Plotting code records:
* * * * * * * * *
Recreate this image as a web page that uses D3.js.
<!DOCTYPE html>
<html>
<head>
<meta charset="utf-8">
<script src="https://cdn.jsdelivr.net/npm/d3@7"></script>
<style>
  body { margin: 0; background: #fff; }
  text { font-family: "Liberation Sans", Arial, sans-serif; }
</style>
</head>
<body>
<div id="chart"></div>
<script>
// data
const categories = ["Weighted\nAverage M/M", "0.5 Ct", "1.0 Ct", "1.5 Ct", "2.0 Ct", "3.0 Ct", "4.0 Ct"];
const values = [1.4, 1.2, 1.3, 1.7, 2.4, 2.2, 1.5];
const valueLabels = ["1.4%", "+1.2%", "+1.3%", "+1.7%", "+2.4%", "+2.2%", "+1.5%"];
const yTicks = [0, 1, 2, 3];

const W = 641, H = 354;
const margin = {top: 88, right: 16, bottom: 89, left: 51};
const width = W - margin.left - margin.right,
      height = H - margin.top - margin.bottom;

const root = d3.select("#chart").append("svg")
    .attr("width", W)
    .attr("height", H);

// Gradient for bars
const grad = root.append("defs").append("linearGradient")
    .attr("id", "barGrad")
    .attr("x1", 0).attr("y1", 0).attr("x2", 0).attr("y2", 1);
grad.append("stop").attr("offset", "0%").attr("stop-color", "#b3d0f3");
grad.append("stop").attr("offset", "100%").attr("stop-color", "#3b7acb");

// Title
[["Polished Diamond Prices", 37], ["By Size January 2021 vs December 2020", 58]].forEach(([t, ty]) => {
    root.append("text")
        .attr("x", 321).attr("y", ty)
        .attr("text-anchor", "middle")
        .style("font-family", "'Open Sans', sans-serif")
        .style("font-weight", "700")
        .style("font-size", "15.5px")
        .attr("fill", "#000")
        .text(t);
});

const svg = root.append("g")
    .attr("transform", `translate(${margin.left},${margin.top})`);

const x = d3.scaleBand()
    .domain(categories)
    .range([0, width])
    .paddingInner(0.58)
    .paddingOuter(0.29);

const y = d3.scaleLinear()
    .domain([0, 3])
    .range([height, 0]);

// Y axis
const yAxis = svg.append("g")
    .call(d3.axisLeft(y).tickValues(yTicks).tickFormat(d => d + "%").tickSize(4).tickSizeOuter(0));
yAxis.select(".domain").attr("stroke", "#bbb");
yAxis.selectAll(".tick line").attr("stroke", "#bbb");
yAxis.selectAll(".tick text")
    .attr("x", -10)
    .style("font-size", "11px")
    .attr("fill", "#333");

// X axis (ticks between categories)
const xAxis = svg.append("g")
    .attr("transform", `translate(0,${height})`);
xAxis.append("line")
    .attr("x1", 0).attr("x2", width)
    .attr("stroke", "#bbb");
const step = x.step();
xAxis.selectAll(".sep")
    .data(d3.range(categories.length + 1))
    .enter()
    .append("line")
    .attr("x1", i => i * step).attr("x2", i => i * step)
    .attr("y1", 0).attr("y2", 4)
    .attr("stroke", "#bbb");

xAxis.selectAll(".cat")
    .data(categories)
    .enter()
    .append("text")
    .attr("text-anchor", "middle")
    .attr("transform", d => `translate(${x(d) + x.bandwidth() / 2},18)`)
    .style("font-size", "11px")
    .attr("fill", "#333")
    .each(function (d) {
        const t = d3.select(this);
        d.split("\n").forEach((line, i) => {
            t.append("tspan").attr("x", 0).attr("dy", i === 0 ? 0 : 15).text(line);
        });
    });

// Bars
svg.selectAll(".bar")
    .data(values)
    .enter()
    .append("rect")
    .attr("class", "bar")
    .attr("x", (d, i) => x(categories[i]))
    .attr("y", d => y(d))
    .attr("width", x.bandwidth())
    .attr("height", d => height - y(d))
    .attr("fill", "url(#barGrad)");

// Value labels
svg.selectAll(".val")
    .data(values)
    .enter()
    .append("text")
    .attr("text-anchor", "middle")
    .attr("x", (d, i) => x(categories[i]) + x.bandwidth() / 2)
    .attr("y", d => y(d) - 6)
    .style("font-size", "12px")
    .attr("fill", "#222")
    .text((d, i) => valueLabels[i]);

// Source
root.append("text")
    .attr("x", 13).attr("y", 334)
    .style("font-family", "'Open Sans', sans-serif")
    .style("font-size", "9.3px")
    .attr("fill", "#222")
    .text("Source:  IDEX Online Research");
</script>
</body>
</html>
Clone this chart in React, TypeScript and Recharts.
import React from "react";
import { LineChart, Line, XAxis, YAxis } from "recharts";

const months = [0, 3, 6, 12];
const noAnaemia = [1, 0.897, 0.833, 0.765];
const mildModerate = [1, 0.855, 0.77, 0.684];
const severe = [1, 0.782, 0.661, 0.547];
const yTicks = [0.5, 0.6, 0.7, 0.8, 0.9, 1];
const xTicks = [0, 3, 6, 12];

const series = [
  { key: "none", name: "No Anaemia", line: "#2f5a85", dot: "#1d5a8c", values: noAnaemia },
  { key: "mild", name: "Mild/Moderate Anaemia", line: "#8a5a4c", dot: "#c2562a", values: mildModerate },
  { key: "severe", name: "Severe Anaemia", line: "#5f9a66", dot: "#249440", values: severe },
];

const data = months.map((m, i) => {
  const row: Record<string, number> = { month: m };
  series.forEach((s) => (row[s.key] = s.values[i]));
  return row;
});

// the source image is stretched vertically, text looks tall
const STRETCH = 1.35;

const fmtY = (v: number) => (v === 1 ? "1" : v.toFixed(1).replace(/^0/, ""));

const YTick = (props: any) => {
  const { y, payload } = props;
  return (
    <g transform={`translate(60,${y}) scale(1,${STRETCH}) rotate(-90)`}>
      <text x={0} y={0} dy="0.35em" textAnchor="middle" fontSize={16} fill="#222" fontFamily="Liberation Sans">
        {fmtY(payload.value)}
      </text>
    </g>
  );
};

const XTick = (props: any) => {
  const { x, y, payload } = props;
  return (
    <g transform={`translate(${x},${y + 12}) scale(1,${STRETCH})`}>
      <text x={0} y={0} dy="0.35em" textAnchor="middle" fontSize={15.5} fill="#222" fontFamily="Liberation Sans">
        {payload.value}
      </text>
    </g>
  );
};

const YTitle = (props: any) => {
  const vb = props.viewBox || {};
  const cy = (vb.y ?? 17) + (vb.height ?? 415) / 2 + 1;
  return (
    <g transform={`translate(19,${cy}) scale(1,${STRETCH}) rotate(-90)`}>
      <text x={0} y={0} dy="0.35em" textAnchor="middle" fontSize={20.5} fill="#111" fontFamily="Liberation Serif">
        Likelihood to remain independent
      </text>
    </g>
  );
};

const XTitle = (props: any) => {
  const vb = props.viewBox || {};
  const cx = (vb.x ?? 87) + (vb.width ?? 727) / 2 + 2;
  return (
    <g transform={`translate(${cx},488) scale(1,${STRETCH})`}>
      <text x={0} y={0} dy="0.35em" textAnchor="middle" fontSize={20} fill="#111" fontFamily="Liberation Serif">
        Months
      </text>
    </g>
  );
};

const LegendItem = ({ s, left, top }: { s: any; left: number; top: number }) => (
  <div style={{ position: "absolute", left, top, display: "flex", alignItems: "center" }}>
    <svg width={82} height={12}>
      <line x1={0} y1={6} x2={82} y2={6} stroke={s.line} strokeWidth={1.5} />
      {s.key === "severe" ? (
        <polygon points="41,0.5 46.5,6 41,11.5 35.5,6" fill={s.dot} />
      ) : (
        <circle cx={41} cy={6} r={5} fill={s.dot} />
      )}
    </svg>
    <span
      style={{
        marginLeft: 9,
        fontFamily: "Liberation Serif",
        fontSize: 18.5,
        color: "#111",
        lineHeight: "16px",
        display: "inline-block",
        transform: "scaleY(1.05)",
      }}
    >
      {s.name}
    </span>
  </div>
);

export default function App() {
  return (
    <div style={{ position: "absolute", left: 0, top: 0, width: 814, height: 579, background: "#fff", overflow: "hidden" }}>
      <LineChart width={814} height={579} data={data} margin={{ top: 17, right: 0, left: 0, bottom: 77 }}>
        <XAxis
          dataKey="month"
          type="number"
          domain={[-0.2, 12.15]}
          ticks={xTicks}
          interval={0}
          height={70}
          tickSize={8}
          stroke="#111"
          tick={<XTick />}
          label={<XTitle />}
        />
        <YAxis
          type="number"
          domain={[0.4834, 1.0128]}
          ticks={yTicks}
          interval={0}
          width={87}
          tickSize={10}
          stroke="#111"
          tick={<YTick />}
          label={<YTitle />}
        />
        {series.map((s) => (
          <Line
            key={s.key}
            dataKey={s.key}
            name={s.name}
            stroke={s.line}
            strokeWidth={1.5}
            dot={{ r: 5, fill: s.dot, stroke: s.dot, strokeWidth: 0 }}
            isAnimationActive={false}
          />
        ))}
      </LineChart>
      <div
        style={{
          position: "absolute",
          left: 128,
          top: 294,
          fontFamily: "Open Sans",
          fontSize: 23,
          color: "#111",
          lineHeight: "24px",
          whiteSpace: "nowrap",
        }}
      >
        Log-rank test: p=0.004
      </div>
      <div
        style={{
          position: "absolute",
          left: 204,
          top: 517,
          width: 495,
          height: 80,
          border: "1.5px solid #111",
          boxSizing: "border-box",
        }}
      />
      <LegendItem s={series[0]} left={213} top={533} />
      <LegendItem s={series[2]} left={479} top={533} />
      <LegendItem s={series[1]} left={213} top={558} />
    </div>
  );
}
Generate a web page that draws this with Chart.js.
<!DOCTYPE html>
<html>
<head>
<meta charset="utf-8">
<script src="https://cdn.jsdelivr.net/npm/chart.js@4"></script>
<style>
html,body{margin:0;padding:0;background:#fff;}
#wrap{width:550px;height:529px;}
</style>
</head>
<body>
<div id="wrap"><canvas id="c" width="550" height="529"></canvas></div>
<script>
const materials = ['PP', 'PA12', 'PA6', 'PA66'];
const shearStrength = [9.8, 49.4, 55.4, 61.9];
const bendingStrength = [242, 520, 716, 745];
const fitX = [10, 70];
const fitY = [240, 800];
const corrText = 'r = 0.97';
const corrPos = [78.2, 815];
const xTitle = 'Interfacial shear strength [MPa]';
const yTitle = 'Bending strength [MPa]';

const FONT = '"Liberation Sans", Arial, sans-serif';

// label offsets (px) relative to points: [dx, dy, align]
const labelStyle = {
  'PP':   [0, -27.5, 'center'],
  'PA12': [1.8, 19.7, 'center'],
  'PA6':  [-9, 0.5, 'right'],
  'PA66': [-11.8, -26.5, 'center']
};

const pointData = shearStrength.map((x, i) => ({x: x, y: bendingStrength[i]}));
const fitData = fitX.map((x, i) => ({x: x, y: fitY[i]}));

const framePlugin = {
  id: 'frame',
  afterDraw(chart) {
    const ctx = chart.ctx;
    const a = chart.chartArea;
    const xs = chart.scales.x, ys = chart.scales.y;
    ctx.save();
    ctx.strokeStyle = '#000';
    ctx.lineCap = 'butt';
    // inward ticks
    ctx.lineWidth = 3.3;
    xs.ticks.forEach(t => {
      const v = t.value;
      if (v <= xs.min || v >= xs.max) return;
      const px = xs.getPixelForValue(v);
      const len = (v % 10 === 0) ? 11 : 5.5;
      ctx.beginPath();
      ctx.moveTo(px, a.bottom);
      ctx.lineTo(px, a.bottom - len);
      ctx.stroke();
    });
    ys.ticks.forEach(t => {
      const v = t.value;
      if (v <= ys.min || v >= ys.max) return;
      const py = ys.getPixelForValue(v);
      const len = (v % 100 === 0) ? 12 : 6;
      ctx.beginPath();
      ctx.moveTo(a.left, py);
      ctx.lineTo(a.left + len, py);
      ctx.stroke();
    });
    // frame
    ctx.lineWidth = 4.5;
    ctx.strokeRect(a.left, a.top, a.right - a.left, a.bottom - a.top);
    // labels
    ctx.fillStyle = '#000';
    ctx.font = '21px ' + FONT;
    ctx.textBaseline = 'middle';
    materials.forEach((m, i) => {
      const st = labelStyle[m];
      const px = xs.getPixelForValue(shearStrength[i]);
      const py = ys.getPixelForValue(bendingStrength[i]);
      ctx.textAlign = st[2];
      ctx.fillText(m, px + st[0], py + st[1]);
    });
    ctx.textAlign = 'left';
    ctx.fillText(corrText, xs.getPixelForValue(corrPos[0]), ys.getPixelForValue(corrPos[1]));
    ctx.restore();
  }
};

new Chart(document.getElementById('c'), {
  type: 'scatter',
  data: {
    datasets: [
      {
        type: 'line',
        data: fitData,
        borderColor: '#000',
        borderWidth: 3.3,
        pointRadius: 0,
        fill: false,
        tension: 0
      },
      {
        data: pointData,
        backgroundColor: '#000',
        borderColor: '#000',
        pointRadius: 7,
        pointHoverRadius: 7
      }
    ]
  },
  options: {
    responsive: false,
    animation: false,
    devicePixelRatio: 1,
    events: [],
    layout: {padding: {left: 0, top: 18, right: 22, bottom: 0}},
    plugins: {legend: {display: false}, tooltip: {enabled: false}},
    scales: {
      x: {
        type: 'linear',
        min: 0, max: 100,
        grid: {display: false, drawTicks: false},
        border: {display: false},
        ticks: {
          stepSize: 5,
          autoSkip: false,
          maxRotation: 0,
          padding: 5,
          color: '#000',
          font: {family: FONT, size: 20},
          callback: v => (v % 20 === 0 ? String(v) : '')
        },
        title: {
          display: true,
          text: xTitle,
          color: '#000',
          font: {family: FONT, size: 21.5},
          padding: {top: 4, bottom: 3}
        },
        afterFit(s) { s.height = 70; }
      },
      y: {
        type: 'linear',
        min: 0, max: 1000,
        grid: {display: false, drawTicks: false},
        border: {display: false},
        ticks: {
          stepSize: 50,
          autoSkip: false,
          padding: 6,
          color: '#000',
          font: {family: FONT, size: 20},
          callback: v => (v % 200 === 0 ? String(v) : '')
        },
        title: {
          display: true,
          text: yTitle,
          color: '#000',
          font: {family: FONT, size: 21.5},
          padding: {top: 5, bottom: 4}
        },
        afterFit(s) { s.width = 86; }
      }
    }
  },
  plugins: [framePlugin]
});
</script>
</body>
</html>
* * * * * * * * *
Task requirements: Return only the part of the records above that opens with the line containing "Clone this chart" and closes with the line containing "const xTicks = [0, 3, 6, 12];", ends included.

Task output:
Clone this chart in React, TypeScript and Recharts.
import React from "react";
import { LineChart, Line, XAxis, YAxis } from "recharts";

const months = [0, 3, 6, 12];
const noAnaemia = [1, 0.897, 0.833, 0.765];
const mildModerate = [1, 0.855, 0.77, 0.684];
const severe = [1, 0.782, 0.661, 0.547];
const yTicks = [0.5, 0.6, 0.7, 0.8, 0.9, 1];
const xTicks = [0, 3, 6, 12];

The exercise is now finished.